The owl roosted at the site for several hours, alternately resting and feeding on what Wiskowski and others identified as an American coot.

A snowy owl holds part of an American coot in its mouth as it stands on a chimney cap in the Bay View neighborhood of Milwaukee. The bird, the first of its kind seen in Milwaukee this winter, was spotted Wednesday afternoon.

Jeremy Meyer of Franklin had been photographing birds Wednesday in Grant Park when he saw a social media post about the owl. He headed over to the Bay View neighborhood and captured images of the snowy. At times 50 people were gathered on the sidewalk and in yards, looking up in awe, Meyer said.

"The homeowners were so happy, they couldn't believe they had a snowy on their block," Meyer said. "It turned into a pretty good spectacle."

On the eve of the winter solstice, the owl provided a feathered inspiration to celebrate the longest night and the increased daylight ahead.

How large are snowy owls?

Weighing from 3 to 6 pounds, snowies are North America’s heaviest owl and are easy to distinguish by their white feathers and yellow eyes. They have wingspans of 4 to 5 feet.

Male snowy owls are barred with dark brown when they’re young and get whiter as they get older, whereas females keep some dark markings throughout their lives, according to the Cornel Lab of Ornithology.

Where do snowy owls live?

Snowy owls spend the summer breeding season on the tundra north of the Arctic circle. Come winter, some move south into southern Canada and the northern United States, including Wisconsin.

Some years more than 100 will migrate into the Badger State in an event known as an irruption. One of the largest documented irruptions was the winter of 2017-18, when 280 snowy owls were recorded in the state.

What causes an irruption of snowy owls?

Irruptions are thought to occur most often in years of high nesting success and high production of snowy owls in the Arctic, said Ryan Brady, conservation biologist with the Wisconsin Department of Natural Resources.

The spike in population then results in more snowies than usual pushing south.

Is this winter looking like an irruption year?

There were seven snowy owls documented in Wisconsin as of Dec. 21, Brady said, a much lower number than is typically found in an irruption year.

In 2017-18, for example, 84 snowies were found in the state by mid-November.

So far this year snowies have been sighted in the following counties, Brady said: Brown (three birds), Burnett (one), Green (one), Sheboygan (one) and Milwaukee (one).

What do snowy owls eat?

Snowy owls are active day and night and use their keen hearing and sight to capture prey.

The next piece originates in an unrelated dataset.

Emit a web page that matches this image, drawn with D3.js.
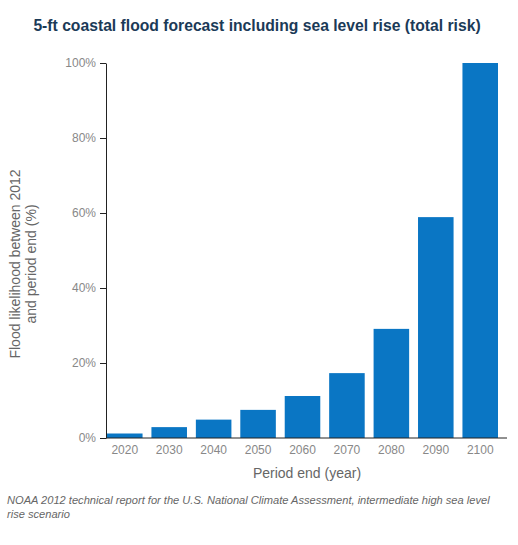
<!DOCTYPE html>
<html>
<head>
<meta charset="utf-8">
<script src="https://cdn.jsdelivr.net/npm/d3@7"></script>
<style>
  body { margin: 0; background: #fff; }
  svg { display: block; font-family: "Liberation Sans", Arial, sans-serif; }
</style>
</head>
<body>
<div id="chart"></div>
<script>
(function () {
    const years = ["2020", "2030", "2040", "2050", "2060", "2070", "2080", "2090", "2100"];
    const likelihood = [1.2, 2.9, 4.9, 7.5, 11.2, 17.3, 29.1, 58.9, 100];
    const yTicks = [0, 20, 40, 60, 80, 100];

    const width = 518;
    const height = 545;
    const plot = { left: 106, right: 507, top: 63, bottom: 438 };

    const svg = d3.select("#chart")
        .append("svg")
        .attr("width", width)
        .attr("height", height);

    const x = d3.scaleBand()
        .domain(years)
        .range([107, 498])
        .paddingInner(0.2)
        .paddingOuter(0);

    const y = d3.scaleLinear()
        .domain([0, 100])
        .range([plot.bottom, plot.top]);

    // title
    svg.append("text")
        .attr("x", 257)
        .attr("y", 31)
        .attr("text-anchor", "middle")
        .style("font-size", "15.7px")
        .style("font-weight", "bold")
        .style("fill", "#1b3a57")
        .text("5-ft coastal flood forecast including sea level rise (total risk)");

    // bars
    svg.append("g")
        .selectAll("rect")
        .data(years)
        .enter().append("rect")
        .attr("x", d => x(d))
        .attr("y", (d, i) => y(likelihood[i]))
        .attr("width", x.bandwidth())
        .attr("height", (d, i) => y(0) - y(likelihood[i]))
        .style("fill", "#0a76c4");

    // y axis
    const yAxis = svg.append("g")
        .attr("transform", `translate(${plot.left},0)`)
        .call(d3.axisLeft(y).tickValues(yTicks).tickSize(6).tickSizeOuter(0).tickFormat(d => d + "%"));
    yAxis.select(".domain").attr("stroke", "#222");
    yAxis.selectAll(".tick line").attr("stroke", "#222");
    yAxis.selectAll(".tick text")
        .attr("x", -10)
        .style("font-size", "12px")
        .style("font-family", "'Liberation Sans', Arial, sans-serif")
        .style("fill", "#888");

    // x axis
    const xAxis = svg.append("g")
        .attr("transform", `translate(0,${plot.bottom})`)
        .call(d3.axisBottom(x).tickSize(0).tickSizeOuter(0));
    xAxis.select(".domain").remove();
    xAxis.append("line")
        .attr("x1", plot.left)
        .attr("x2", plot.right)
        .attr("stroke", "#222");
    xAxis.selectAll(".tick text")
        .attr("y", 7)
        .style("font-size", "12px")
        .style("font-family", "'Liberation Sans', Arial, sans-serif")
        .style("fill", "#888");

    // axis titles
    const yTitle = svg.append("text")
        .attr("transform", "translate(21,264) rotate(-90)")
        .attr("text-anchor", "middle")
        .style("font-size", "14px")
        .style("fill", "#666");
    yTitle.append("tspan").attr("x", 0).attr("dy", "-0.1em").text("Flood likelihood between 2012");
    yTitle.append("tspan").attr("x", 0).attr("dy", "1.15em").text("and period end (%)");

    svg.append("text")
        .attr("x", 307)
        .attr("y", 478)
        .attr("text-anchor", "middle")
        .style("font-size", "14px")
        .style("fill", "#666")
        .text("Period end (year)");

    // source note
    const note = svg.append("text")
        .attr("x", 7)
        .attr("y", 504)
        .style("font-size", "11.1px")
        .style("font-style", "italic")
        .style("fill", "#666");
    note.append("tspan").attr("x", 7).text("NOAA 2012 technical report for the U.S. National Climate Assessment, intermediate high sea level");
    note.append("tspan").attr("x", 7).attr("dy", 14).text("rise scenario");
})();
</script>
</body>
</html>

Lemmings are the most common prey item for snowies in the Arctic. In Wisconsin the birds often catch and eat mice, rabbits, ducks and other waterbirds.   

Where's a good place to see a snowy owl in Wisconsin?

Snowy owls in Wisconsin are most often found in open terrain that is similar to their Arctic habitat. This often includes open areas along bodies of water, in agricultural fields and airports. They can be observed perching on telephone poles, fence posts, breakwalls and buildings.

In Milwaukee the birds are often seen near the Lake Express Ferry terminal and on piers and breakwalls along Lake Michigan.

The birds are also often spotted in the Oconto harbor and at Beuna Vista Wildlife Area near Wisconsin Rapids.

To check on recent sightings, visit eBird.org.

Snowy owl viewing guidelines and ethics

Snowy owls are a protected species in Wisconsin and harassing or killing a bird can result in a citation. Wildlife viewers, photographers and others should allow the birds plenty of space and not cause them to flush or move.

The DNR offers these tips for observing the birds:  

  • Do not approach an owl too closely — you are too close if the bird frequently looks at you, sits erect with open eyes peering in your direction or flushes from its perch. 
  • Do not play audio recordings. 
  • Do not feed owls.  
  • Minimize the use of flash photography, especially after dark, as this can disrupt an owl's activity patterns. 
  • When viewing from a vehicle, turn off the engine to avoid interfering with the owl's auditory hunting technique.
  • Ask landowners permission before frequenting private property, and avoid blocking public roadways and access points.